Watchfire Signs, a leading provider of exterior and interior LED signs, was select by Louisville Tourism to manufacture a welcome wall at the Louisville Muhammad Ali International Airport in Kentucky. The prominent 6 foot by 27 foot high-resolution wall can be seen by the 4.2 million passengers who travel through the airport yearly, as well as those visiting the airport to pick up or drop off passengers, or for other kinds of business.
Louisville Tourism purchased the sign for several reasons; to welcome convention attendees to the city, to promote tourist attractions in an area known for horse racing and bourbon tasting, and to showcase accolades the city has received. The sign strengthens the city's brand and helps educate people about the area.

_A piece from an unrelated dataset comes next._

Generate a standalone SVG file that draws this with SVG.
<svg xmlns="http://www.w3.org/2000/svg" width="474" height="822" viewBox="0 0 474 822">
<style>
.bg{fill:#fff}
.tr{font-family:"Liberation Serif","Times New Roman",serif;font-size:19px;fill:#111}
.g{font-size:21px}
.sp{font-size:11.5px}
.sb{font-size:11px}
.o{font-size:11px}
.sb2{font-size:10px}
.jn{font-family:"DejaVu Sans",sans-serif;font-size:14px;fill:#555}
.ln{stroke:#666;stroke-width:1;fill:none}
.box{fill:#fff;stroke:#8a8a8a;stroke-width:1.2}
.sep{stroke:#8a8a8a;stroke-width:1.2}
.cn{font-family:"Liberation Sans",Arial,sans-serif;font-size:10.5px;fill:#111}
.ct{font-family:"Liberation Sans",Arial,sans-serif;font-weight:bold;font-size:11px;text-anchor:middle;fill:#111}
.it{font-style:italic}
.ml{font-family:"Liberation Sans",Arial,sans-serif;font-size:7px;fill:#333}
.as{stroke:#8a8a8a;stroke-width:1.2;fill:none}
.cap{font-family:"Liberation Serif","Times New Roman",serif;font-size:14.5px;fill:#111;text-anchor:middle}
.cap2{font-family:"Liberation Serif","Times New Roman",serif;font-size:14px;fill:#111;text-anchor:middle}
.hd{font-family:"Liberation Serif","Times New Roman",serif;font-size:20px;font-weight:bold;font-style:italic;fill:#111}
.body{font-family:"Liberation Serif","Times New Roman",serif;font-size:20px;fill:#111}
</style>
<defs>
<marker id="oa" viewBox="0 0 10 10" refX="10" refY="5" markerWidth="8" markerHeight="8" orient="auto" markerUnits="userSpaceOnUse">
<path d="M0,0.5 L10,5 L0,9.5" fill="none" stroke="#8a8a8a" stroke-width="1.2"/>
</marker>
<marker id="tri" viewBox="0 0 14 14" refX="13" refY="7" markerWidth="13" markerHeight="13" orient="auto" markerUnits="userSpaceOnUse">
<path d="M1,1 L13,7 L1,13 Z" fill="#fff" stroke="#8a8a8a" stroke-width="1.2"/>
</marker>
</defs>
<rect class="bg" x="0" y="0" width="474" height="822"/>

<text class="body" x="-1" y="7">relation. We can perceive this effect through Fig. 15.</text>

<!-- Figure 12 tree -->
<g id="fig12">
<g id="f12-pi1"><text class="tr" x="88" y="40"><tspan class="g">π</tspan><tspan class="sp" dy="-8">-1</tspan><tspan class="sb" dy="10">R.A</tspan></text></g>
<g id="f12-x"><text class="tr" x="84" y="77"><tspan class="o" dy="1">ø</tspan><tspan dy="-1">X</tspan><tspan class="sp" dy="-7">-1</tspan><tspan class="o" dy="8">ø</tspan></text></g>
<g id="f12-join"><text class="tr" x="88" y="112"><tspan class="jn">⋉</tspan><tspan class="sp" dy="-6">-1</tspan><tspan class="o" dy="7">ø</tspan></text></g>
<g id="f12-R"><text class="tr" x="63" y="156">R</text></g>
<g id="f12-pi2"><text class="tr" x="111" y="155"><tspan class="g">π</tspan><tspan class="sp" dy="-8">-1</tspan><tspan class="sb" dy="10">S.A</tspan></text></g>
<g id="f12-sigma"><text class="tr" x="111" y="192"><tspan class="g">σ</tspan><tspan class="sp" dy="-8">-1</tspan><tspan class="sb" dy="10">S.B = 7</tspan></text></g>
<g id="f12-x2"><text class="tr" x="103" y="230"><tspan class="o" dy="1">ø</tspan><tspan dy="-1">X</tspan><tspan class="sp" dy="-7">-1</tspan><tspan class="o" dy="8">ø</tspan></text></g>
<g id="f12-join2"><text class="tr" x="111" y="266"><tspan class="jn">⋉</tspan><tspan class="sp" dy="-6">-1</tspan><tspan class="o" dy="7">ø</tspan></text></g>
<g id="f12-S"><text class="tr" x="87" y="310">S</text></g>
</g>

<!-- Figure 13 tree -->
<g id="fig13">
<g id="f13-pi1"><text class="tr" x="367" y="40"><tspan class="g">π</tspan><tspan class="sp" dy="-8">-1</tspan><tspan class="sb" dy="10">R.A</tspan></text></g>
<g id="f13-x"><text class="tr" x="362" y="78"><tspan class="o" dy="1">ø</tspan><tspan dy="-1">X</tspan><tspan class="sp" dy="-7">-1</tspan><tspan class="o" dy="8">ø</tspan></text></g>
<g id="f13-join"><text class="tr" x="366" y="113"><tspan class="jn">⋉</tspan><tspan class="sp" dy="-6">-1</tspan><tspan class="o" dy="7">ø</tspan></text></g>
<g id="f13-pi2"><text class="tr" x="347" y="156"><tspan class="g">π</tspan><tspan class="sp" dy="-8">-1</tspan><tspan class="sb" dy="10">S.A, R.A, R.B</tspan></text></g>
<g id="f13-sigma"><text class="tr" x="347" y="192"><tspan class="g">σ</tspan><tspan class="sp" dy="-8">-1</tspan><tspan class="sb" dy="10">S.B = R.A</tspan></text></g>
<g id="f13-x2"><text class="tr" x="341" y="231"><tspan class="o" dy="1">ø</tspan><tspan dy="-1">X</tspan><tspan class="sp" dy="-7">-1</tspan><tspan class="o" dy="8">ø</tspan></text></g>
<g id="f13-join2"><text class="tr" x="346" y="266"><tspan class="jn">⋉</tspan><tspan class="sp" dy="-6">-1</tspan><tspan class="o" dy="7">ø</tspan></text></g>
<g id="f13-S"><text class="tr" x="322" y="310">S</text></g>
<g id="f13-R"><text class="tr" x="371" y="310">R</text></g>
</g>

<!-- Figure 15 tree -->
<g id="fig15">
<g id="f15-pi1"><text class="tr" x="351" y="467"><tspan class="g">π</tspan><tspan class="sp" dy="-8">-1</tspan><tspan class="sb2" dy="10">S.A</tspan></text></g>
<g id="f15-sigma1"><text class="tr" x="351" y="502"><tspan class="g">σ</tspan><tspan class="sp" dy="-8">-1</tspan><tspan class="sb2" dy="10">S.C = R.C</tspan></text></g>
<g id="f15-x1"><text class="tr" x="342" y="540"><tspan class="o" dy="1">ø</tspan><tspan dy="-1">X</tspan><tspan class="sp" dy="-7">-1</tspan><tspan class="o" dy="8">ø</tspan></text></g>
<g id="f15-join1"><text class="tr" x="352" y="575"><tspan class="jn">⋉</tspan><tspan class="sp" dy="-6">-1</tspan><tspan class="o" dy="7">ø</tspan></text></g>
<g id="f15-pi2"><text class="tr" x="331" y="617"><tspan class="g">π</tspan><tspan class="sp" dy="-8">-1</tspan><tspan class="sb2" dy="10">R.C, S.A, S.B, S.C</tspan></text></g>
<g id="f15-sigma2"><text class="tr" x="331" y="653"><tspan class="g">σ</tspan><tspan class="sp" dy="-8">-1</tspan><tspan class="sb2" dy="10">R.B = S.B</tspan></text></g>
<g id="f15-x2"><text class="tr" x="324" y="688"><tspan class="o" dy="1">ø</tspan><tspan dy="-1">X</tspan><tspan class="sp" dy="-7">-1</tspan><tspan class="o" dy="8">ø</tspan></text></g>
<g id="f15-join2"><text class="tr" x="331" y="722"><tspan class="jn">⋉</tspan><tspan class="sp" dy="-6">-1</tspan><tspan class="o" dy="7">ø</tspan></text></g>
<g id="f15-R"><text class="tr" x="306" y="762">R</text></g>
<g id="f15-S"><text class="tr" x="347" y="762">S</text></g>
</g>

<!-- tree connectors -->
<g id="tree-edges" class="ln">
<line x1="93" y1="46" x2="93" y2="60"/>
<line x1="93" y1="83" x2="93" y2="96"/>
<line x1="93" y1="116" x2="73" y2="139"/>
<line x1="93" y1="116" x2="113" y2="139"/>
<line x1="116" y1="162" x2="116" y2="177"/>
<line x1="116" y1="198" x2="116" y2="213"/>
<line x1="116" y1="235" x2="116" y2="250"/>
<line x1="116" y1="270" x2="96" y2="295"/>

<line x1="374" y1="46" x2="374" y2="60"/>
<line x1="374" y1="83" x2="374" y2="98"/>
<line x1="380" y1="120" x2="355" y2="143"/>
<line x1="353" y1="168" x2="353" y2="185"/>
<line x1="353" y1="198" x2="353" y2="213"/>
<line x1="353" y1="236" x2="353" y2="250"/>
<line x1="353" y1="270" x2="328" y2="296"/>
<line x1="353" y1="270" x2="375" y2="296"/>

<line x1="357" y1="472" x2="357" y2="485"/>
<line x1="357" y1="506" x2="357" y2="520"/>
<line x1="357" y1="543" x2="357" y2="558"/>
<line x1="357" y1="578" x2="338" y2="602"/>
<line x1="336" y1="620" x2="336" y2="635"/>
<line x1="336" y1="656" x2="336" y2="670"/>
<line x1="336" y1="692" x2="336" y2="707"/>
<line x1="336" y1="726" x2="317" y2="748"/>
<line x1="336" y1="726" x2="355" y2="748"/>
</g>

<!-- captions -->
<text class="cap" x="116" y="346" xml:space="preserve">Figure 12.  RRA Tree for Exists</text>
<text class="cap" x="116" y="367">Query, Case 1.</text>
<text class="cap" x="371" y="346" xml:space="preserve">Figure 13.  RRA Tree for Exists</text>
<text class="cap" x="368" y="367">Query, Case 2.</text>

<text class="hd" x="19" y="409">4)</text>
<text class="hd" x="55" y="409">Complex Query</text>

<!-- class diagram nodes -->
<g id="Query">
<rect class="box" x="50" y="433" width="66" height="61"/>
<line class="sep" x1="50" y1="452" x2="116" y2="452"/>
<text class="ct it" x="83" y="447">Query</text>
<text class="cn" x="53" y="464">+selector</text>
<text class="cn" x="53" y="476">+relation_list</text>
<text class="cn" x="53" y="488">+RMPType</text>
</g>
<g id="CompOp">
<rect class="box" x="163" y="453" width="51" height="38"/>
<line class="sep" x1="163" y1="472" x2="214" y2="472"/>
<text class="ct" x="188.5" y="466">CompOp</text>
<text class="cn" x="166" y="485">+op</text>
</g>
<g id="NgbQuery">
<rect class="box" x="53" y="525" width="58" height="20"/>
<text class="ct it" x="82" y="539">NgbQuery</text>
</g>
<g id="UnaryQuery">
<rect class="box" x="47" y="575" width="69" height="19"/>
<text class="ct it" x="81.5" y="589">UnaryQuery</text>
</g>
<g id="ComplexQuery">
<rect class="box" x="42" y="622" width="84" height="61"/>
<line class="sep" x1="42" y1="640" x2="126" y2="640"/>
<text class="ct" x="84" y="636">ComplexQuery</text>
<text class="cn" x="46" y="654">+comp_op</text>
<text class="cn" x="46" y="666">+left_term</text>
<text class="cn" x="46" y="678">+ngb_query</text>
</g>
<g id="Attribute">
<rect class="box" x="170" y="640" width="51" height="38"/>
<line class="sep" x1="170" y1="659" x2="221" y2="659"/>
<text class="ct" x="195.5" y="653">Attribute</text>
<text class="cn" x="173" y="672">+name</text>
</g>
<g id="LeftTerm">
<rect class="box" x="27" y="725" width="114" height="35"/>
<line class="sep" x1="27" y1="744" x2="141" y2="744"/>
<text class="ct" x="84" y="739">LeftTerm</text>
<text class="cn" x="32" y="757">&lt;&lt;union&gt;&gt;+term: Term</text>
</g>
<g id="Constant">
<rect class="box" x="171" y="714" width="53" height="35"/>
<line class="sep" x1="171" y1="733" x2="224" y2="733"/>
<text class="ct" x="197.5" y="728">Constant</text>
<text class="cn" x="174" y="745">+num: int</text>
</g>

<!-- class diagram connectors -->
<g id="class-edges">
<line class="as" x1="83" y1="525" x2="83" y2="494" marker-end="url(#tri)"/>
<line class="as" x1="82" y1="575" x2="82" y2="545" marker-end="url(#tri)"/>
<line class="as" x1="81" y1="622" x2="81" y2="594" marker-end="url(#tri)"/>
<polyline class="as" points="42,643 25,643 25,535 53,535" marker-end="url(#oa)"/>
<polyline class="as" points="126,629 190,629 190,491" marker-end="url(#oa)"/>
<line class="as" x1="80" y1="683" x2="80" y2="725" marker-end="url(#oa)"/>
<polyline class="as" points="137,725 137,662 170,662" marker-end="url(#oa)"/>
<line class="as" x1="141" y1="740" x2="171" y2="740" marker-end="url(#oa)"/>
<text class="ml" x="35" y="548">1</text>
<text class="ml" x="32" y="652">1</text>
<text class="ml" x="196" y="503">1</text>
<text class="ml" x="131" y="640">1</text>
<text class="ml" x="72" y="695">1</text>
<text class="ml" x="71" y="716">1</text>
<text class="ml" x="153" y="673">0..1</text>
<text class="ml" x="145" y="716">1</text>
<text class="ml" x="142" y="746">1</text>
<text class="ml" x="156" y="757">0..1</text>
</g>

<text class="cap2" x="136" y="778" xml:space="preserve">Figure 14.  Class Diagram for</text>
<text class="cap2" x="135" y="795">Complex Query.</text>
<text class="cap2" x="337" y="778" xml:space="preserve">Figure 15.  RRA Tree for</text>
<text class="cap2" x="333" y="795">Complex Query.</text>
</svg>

“The welcome wall has been a great tool for us to create excitement for Louisville and to welcome visitors to the area,” said Rosanne Mastin, marketing communications manager at Louisville Tourism. “It provides value to convention and meeting organizers because we’re able to personalize it for their events using logos and convention information.”
Mastin programs the board herself along with two others on the Louisville Tourism staff, and describes the process as “set and forget.” For their busy department, this is a huge plus.

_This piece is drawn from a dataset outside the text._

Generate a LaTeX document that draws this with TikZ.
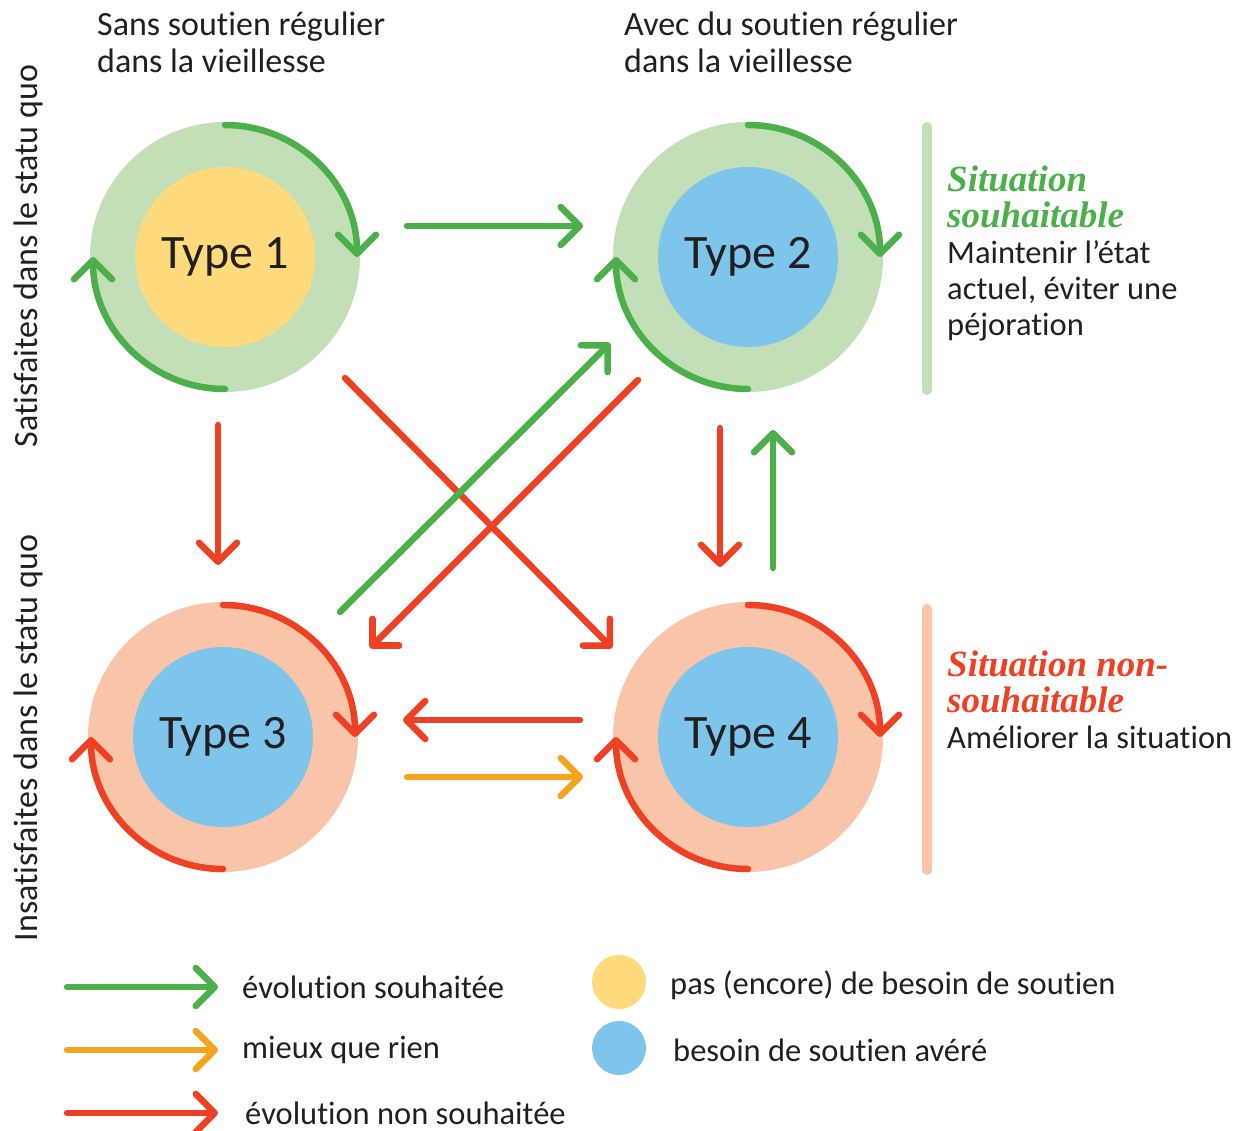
\documentclass[tikz,border=0pt]{standalone}
\usepackage{fontspec}
\setmainfont{Carlito}[RawFeature=-liga]
\newfontfamily\sitfont{Liberation Serif}
\usetikzlibrary{arrows.meta,calc}

\definecolor{ringgreen}{HTML}{C2DFB7}
\definecolor{okgreen}{HTML}{4BB04A}
\definecolor{coreyellow}{HTML}{FEDA7D}
\definecolor{coreblue}{HTML}{7DC5EB}
\definecolor{ringsalmon}{HTML}{F9C4A7}
\definecolor{badred}{HTML}{EE4124}
\definecolor{midorange}{HTML}{F6A31E}
\definecolor{ink}{HTML}{231F20}

\newcommand\sitline[2]{{\sitfont\bfseries\itshape\fontsize{37}{36}\selectfont\color{#1}#2}}

\tikzset{
  ring/.style={circle, minimum size=270pt, inner sep=0pt},
  core/.style={circle, minimum size=180pt, inner sep=0pt, text=ink,
    font=\fontsize{48}{48}\selectfont},
  lab/.style={text=ink, inner sep=0pt, align=left,
    font=\fontsize{32.5}{36}\selectfont},
  head/.style={lab, font=\fontsize{34}{37}\selectfont},
  arr/.style={line width=6.5pt, line cap=round,
    -{Straight Barb[length=19pt,width=38pt,round]}},
}

\begin{document}
\begin{tikzpicture}[x=1pt,y=1pt]
  \useasboundingbox (0,0) rectangle (1246,-1131);

  % rings and types
  \node[ring, fill=ringgreen]  (r1) at (225,-257) {};
  \node[ring, fill=ringgreen]  (r2) at (748,-257) {};
  \node[ring, fill=ringsalmon] (r3) at (223,-737) {};
  \node[ring, fill=ringsalmon] (r4) at (748,-737) {};
  \node[core, fill=coreyellow] (t1) at (r1) {Type 1};
  \node[core, fill=coreblue]   (t2) at (r2) {Type 2};
  \node[core, fill=coreblue]   (t3) at (r3) {Type 3};
  \node[core, fill=coreblue]   (t4) at (r4) {Type 4};

  % staying in place
  \foreach \n/\c in {t1/okgreen,t2/okgreen,t3/badred,t4/badred} {
    \draw[arr, \c] ($(\n)+(90:132)$) arc[start angle=90, end angle=0, radius=132];
    \draw[arr, \c] ($(\n)+(270:132)$) arc[start angle=270, end angle=180, radius=132];
  }

  % transitions
  \draw[arr, badred] ($(t1)+(120,-121)$) -- ($(t4)+(-136,89)$);
  \draw[arr, badred] ($(t2)+(-110,-123)$) -- ($(t3)+(147,89)$);
  \draw[arr, okgreen] ($(t3)+(117,125)$) -- ($(t2)+(-138,-86)$);
  \draw[arr, okgreen] ($(t1)+(182,31)$) -- ($(t2)+(-165,31)$);
  \draw[arr, badred] ($(t1)+(-7,-168)$) -- ($(t3)+(-5,172)$);
  \draw[arr, badred] ($(t2)+(-28,-171)$) -- ($(t4)+(-28,170)$);
  \draw[arr, okgreen] ($(t4)+(25,169)$) -- ($(t2)+(25,-173)$);
  \draw[arr, badred] ($(t4)+(-168,17)$) -- ($(t3)+(180,17)$);
  \draw[arr, midorange] ($(t3)+(184,-40)$) -- ($(t4)+(-165,-40)$);

  % headings
  \node[head, anchor=north west] (h1) at (97,-12) {Sans soutien régulier\\dans la vieillesse};
  \node[head, anchor=north west] (h2) at (624,-12) {Avec du soutien régulier\\dans la vieillesse};
  \node[head, rotate=90] (s1) at (28,-256) {Satisfaites dans le statu quo};
  \node[head, rotate=90] (s2) at (28,-738) {Insatisfaites dans le statu quo};

  % situations
  \draw[ringgreen, line width=10pt, line cap=round] (927,-127) -- (927,-390);
  \draw[ringsalmon, line width=10pt, line cap=round] (927,-609) -- (927,-870);
  \node[lab, anchor=north west] (g1) at (947,-166)
    {\sitline{okgreen}{Situation}\\
     \sitline{okgreen}{souhaitable}\\
     Maintenir l’état\\actuel, éviter une\\péjoration};
  \node[lab, anchor=north west] (g2) at (947,-651)
    {\sitline{badred}{Situation non-}\\
     \sitline{badred}{souhaitable}\\
     Améliorer la situation};

  % legend
  \node[lab, anchor=west] (l1) at (242,-987) {évolution souhaitée};
  \node[lab, anchor=west] (l2) at (242,-1050) {mieux que rien};
  \node[lab, anchor=west] (l3) at (245,-1113) {évolution non souhaitée};
  \draw[arr, okgreen]   ($(l1.west)+(-175,0)$) -- ($(l1.west)+(-24,0)$);
  \draw[arr, midorange] ($(l2.west)+(-175,0)$) -- ($(l2.west)+(-24,0)$);
  \draw[arr, badred]    ($(l3.west)+(-178,0)$) -- ($(l3.west)+(-27,0)$);
  \node[circle, fill=coreyellow, minimum size=54pt, inner sep=0pt] (d1) at (619,-982) {};
  \node[circle, fill=coreblue, minimum size=54pt, inner sep=0pt] (d2) at (619,-1048) {};
  \node[lab, anchor=west] (l4) at (670,-985) {pas (encore) de besoin de soutien};
  \node[lab, anchor=west] (l5) at (673,-1050) {besoin de soutien avéré};
\end{tikzpicture}
\end{document}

“Programming the board is really easy. We are able to program messages for a full month in just a few minutes, and easily schedule when we want the messages to run,” she said. “If we have to make a last minute change—like swapping out a name in a message—we can do that easily.”
To showcase the capabilities of the welcome wall, Louisville Tourism cleverly uses it to welcome a prospective conference planner by name during a site visit.
“Seeing your name and event on the welcome wall is pretty impressive,” said Mastin. In fact, people get so excited that they often take a selfie in front of it and post it to social media, providing even more exposure for Louisville tourism.
The new welcome wall is a much-needed replacement for an aging sign that wasn’t working well and was difficult to program.